What maintenance costs should we budget for commercial solar?

Commercial solar systems require minimal but important maintenance. Annual costs typically range from 0.5-1.5% of system cost depending on size and location. Breakdown:

Maintenance Item	Frequency	Typical Cost	Impact of Neglect
Panel cleaning	1-4 times/year	$0.01-$0.03/W per cleaning	5-25% production loss
Inverter inspection	Annually	$200-$500/system	Complete system failure
Electrical checks	Annually	$300-$800	Fire hazard, efficiency loss
Monitoring subscription	Ongoing	$10-$50/month	Undetected underperformance
Warranty administration	As needed	Varies	Voided warranties

Pro tip: Many commercial installers offer O&M (Operations & Maintenance) contracts for $0.01-$0.02/W/year, which can be more cost-effective than ad-hoc services.

How do demand charges affect commercial solar payback?

Demand charges (based on your highest 15-30 minute power usage each month) can account for 30-70% of commercial electricity bills. Solar can reduce these charges if:

• Your system is sized to cover peak demand periods (typically afternoon)
• You add battery storage to shift peak usage
• Your utility offers demand charge-specific solar programs

Example: A manufacturer with $50,000 annual electricity bills might pay:

• $20,000 in energy charges ($0.10/kWh × 200,000 kWh)
• $30,000 in demand charges ($15/kW × 200 kW peak)

A solar system that offsets 50% of energy but only 20% of demand would save $16,000/year ($10k energy + $6k demand), resulting in a longer payback than expected.

Solution: Conduct a demand charge analysis before system design. Some businesses achieve 20-30% faster payback by optimizing for demand reduction.

What financing options provide the best ROI for commercial solar?

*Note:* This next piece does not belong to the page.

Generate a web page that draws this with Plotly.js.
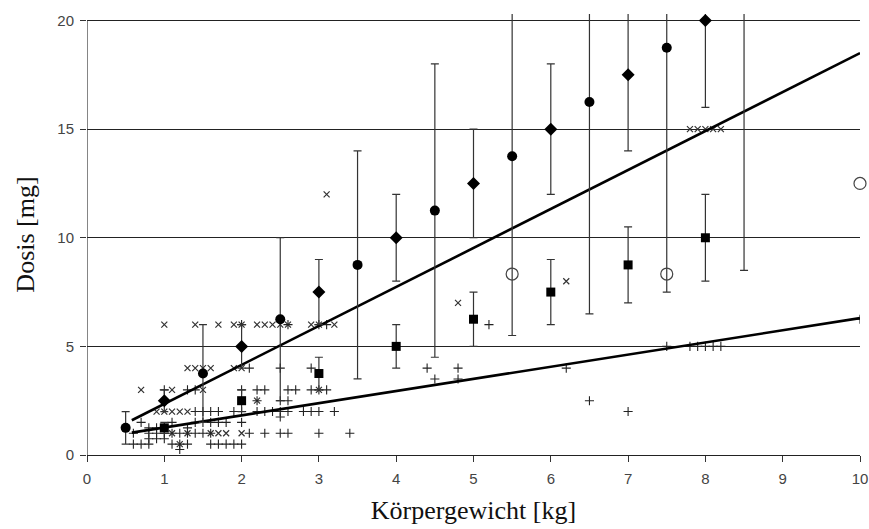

Each financing method offers different financial benefits:

Financing Option	Upfront Cost	Typical Terms	Ownership	Tax Benefits	Best For
Cash Purchase	100%	N/A	Yes	Full (ITC, depreciation)	Businesses with capital and tax appetite
Solar Loan	0-20%	5-25 years, 3-7% interest	Yes	Full (if business owns)	Businesses wanting ownership without full upfront cost
Power Purchase Agreement (PPA)	$0	10-25 years, $0.08-$0.12/kWh	No	None (developer claims)	Non-profits, businesses that can’t use tax credits
Solar Lease	$0	10-20 years, fixed monthly	No	None	Businesses wanting predictable payments
Property-Assessed Clean Energy (PACE)	$0	10-30 years, tied to property	Yes	Full	Property owners with strong equity

For maximum ROI:

1. Businesses with tax appetite should purchase (cash or loan) to capture ITC and depreciation
2. Non-profits and government entities should use PPAs since they can’t benefit from tax incentives
3. Consider solar + storage loans that wrap both technologies into one payment
4. Compare the Levelized Cost of Energy (LCOE) across options – aim for <$0.08/kWh

How does the federal Investment Tax Credit (ITC) work for businesses?

The federal ITC is the most valuable commercial solar incentive, currently offering:

• 30% credit for systems installed 2022-2032
• Steps down to 26% in 2033, 22% in 2034
• No maximum credit amount
• Can be carried back 1 year, forward 20 years

Eligibility requirements:

• System must be placed in service during the tax year
• Must be located in the U.S.
• Must be new or used for the first time (no used equipment)
• Business must have sufficient tax liability to use the credit

Special provisions:

• Bonus credits: Additional 10% for domestic content, 10% for energy communities, 10-20% for low-income projects
• Direct pay option: Tax-exempt entities (non-profits, governments) can receive the ITC as a cash payment
• Transferability: Businesses can sell their ITC to third parties for cash (new in 2023)

Example: A $1,000,000 system with 30% ITC would provide a $300,000 tax credit. If the business has $100,000 tax liability, they could:

1. Use $100,000 in year 1
2. Carry back $100,000 to the previous year (if applicable)
3. Carry forward $100,000 to future years

Consult a solar-specialized CPA to optimize ITC timing and pairing with depreciation strategies.

What are the most common mistakes in commercial solar financial modeling?

Avoid these critical errors that can overestimate savings by 20-50%:

1. Ignoring demand charges: Focusing only on energy charges can understate savings by 30-40% for businesses with high demand charges.
2. Overestimating production: Using manufacturer nameplate ratings instead of PVsyst/PVWatts estimates that account for local conditions.
3. Underestimating O&M costs: Budget 1-2% of system cost annually for cleaning, monitoring, and repairs.
4. Forgetting about inverter replacements: String inverters typically need replacement at 10-15 years ($0.20-$0.30/W).
5. Not accounting for roof repairs: If your roof needs replacement within 10 years, factor in $0.10-$0.30/W for panel removal/reinstallation.
6. Assuming static electricity rates: Most commercial rates increase 2-5% annually. Not modeling this understates long-term savings.
7. Ignoring tax implications: Failing to model ITC, depreciation, and state incentives properly can misrepresent true ROI.
8. Overlooking interconnection costs: Utility interconnection fees can add $5,000-$50,000+ for large systems.
9. Not considering curtailment: Some utilities limit export during peak production times, reducing savings.
10. Using residential assumptions: Commercial systems have different financing, tax treatments, and operational considerations than residential.

Pro tip: Have your financial model reviewed by a certified solar financial analyst before finalizing system design. Many reputable solar developers provide this service for free during the proposal phase.